For OBSD, it meant that about $150,000 the district was counting on having for the upcoming school year for things such as teacher professional development and student enrichment was suddenly in doubt. The freeze affected more than 10% of federal K-12 funding distributed to states, including more than 15% of federal education funding that Washington receives.
The only bright side is that just $30,000 of the $150,000 at risk for OBSD was tied up in pay for staff, according to Huntley, so the district would be able to avoid making staff cuts due to any funding that was actually withheld.
The freeze would ultimately be lifted a few weeks later after considerable bipartisan outcry, much to the relief of school administrators throughout the country.
While the funding is safe for the upcoming school year, Huntley is wary that the fight is not yet over as federal budget negotiations continue between Congress and the White House.
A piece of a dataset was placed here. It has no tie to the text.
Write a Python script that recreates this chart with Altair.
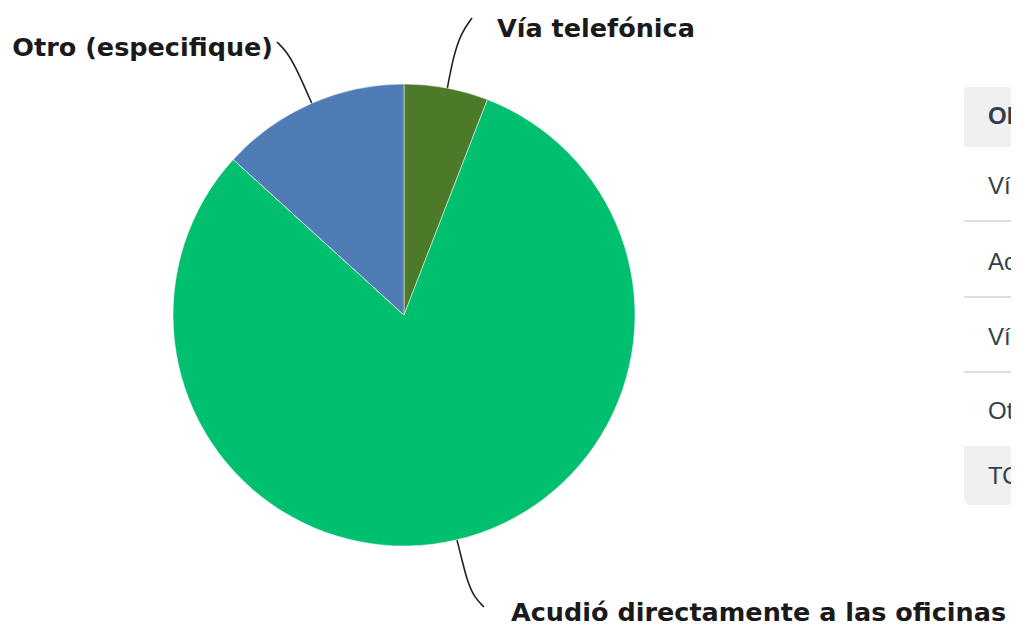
import altair as alt
import pandas as pd

# ---- data ----
categories = ["Vía telefónica", "Acudió directamente a las oficinas",
              "Vía correo electrónico", "Otro (especifique)"]
percent = [5.88, 80.88, 0.00, 13.24]
colors = ["#4d7a28", "#00bf6f", "#f9be00", "#507cb6"]
table_header = "OPCIONES DE RESPUESTA"
table_total = "TOTAL"

# ---- layout (page pixels minus 8px margin) ----
W, H = 1003, 614
OFF = 8
cx, cy, R = 404 - OFF, 315 - OFF, 231

pie_df = pd.DataFrame({"cat": categories, "pct": percent, "idx": list(range(len(categories)))})

xs = alt.Scale(domain=[0, W], range=[0, W])
ys = alt.Scale(domain=[0, H], range=[0, H])

pie = alt.Chart(pie_df).mark_arc(outerRadius=R, stroke="white", strokeWidth=0.5).encode(
    theta=alt.Theta("pct:Q", stack=True),
    order=alt.Order("idx:Q"),
    color=alt.Color("cat:N", scale=alt.Scale(domain=categories, range=colors), legend=None),
    x=alt.value(cx), y=alt.value(cy),
)

# labels
LABEL_FONT = "DejaVu Sans"
LABEL_SIZE = 25.5
lab_df = pd.DataFrame({
    "text": [categories[0], categories[1], categories[3]],
    "x": [497 - OFF, 511 - OFF, 273 - OFF],
    "y": [37 - OFF, 621 - OFF, 56 - OFF],
    "al": ["left", "left", "right"],
})
labels_left = alt.Chart(lab_df[lab_df["al"] == "left"]).mark_text(
    align="left", baseline="alphabetic", font=LABEL_FONT, fontWeight="bold", fontSize=LABEL_SIZE,
    color="#1a1a1a"
).encode(x=alt.X("x:Q", scale=xs, axis=None), y=alt.Y("y:Q", scale=ys, axis=None), text="text:N")
labels_right = alt.Chart(lab_df[lab_df["al"] == "right"]).mark_text(
    align="right", baseline="alphabetic", font=LABEL_FONT, fontWeight="bold", fontSize=LABEL_SIZE,
    color="#1a1a1a"
).encode(x=alt.X("x:Q", scale=xs, axis=None), y=alt.Y("y:Q", scale=ys, axis=None), text="text:N")

# leader lines
lead_pts = {
    "tel": [(472, 18), (461, 33), (453, 58), (447, 90)],
    "acu": [(457, 540), (462, 560), (467, 580), (474, 597), (484, 607)],
    "otr": [(277, 42), (287, 52), (296, 68), (305, 88), (313, 106)],
}
rows = []
for k, pts in lead_pts.items():
    for i, (px, py) in enumerate(pts):
        rows.append({"k": k, "i": i, "x": px - OFF, "y": py - OFF})
lead_df = pd.DataFrame(rows)
leaders = alt.Chart(lead_df).mark_line(color="#222222", strokeWidth=1.6, interpolate="basis").encode(
    x=alt.X("x:Q", scale=xs, axis=None), y=alt.Y("y:Q", scale=ys, axis=None),
    detail="k:N", order="i:Q",
)

# table
tx0 = 964 - OFF
bg_df = pd.DataFrame({"x": [tx0, tx0], "x2": [W + 40, W + 40],
                      "y": [87 - OFF, 446 - OFF], "y2": [147 - OFF, 505 - OFF], "r": ["h", "t"]})
bg_h = alt.Chart(bg_df[bg_df["r"] == "h"]).mark_rect(color="#eff0f0", cornerRadiusTopLeft=4).encode(
    x=alt.X("x:Q", scale=xs, axis=None), x2="x2:Q", y=alt.Y("y:Q", scale=ys, axis=None), y2="y2:Q")
bg_t = alt.Chart(bg_df[bg_df["r"] == "t"]).mark_rect(color="#eff0f0", cornerRadiusBottomLeft=6).encode(
    x=alt.X("x:Q", scale=xs, axis=None), x2="x2:Q", y=alt.Y("y:Q", scale=ys, axis=None), y2="y2:Q")

sep_df = pd.DataFrame({"x": [tx0] * 3, "x2": [W + 40] * 3, "y": [221 - OFF, 297 - OFF, 372 - OFF]})
seps = alt.Chart(sep_df).mark_rule(color="#d0d3d4", strokeWidth=1.5).encode(
    x=alt.X("x:Q", scale=xs, axis=None), x2="x2:Q", y=alt.Y("y:Q", scale=ys, axis=None))

head_df = pd.DataFrame({"text": [table_header], "x": [988 - OFF], "y": [117 - OFF]})
head = alt.Chart(head_df).mark_text(
    align="left", baseline="middle", font="Liberation Sans", fontWeight="bold", fontSize=24, color="#333e48"
).encode(x=alt.X("x:Q", scale=xs, axis=None), y=alt.Y("y:Q", scale=ys, axis=None), text="text:N")

row_df = pd.DataFrame({"text": categories + [table_total],
                       "x": [988 - OFF] * 5,
                       "y": [187 - OFF, 263 - OFF, 338 - OFF, 412 - OFF, 477 - OFF]})
row_txt = alt.Chart(row_df).mark_text(
    align="left", baseline="middle", font="Liberation Sans", fontSize=24, color="#333e48"
).encode(x=alt.X("x:Q", scale=xs, axis=None), y=alt.Y("y:Q", scale=ys, axis=None), text="text:N")

chart = alt.layer(bg_h, bg_t, seps, head, row_txt, leaders, pie, labels_left, labels_right).properties(
    width=W, height=H, autosize=alt.AutoSizeParams(type="none"), padding=0
).configure_view(stroke=None)

chart.save("out.html", embed_options={"renderer": "svg", "actions": False})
Presidential administrations submit annual budget requests to Congress, and the Trump administration’s request called for billions in dollars of cuts to many of the programs that were a target of this summer’s freeze.
“Their [budget request] took all of those things they froze this summer, and advocated a 70% cut,” noted Huntley.
For the moment, Huntley is relieved that funding has not yet been targeted for Title I, referring to the Elementary and Secondary Education Act that was signed into law in 1965 and provides federal funding to address educational inequality. It’s one of the most important streams of federal funding for school districts, especially those with higher poverty rates. But Project 2025, the conservative policy playbook that the Trump administration has leaned on since taking office, calls for winding down Title I funding.
“ Special education and Title I funding are our two biggest sources of federal funds. If we were to lose federal support in those two areas, it is a massive blow to our district,” said Huntley. “Title I [covers] all students who struggle with learning, reading and math. Title I is intervention, it is the money that covers most of that.
“So, you know, we would have a major layoff if they were to cut Title I funds.”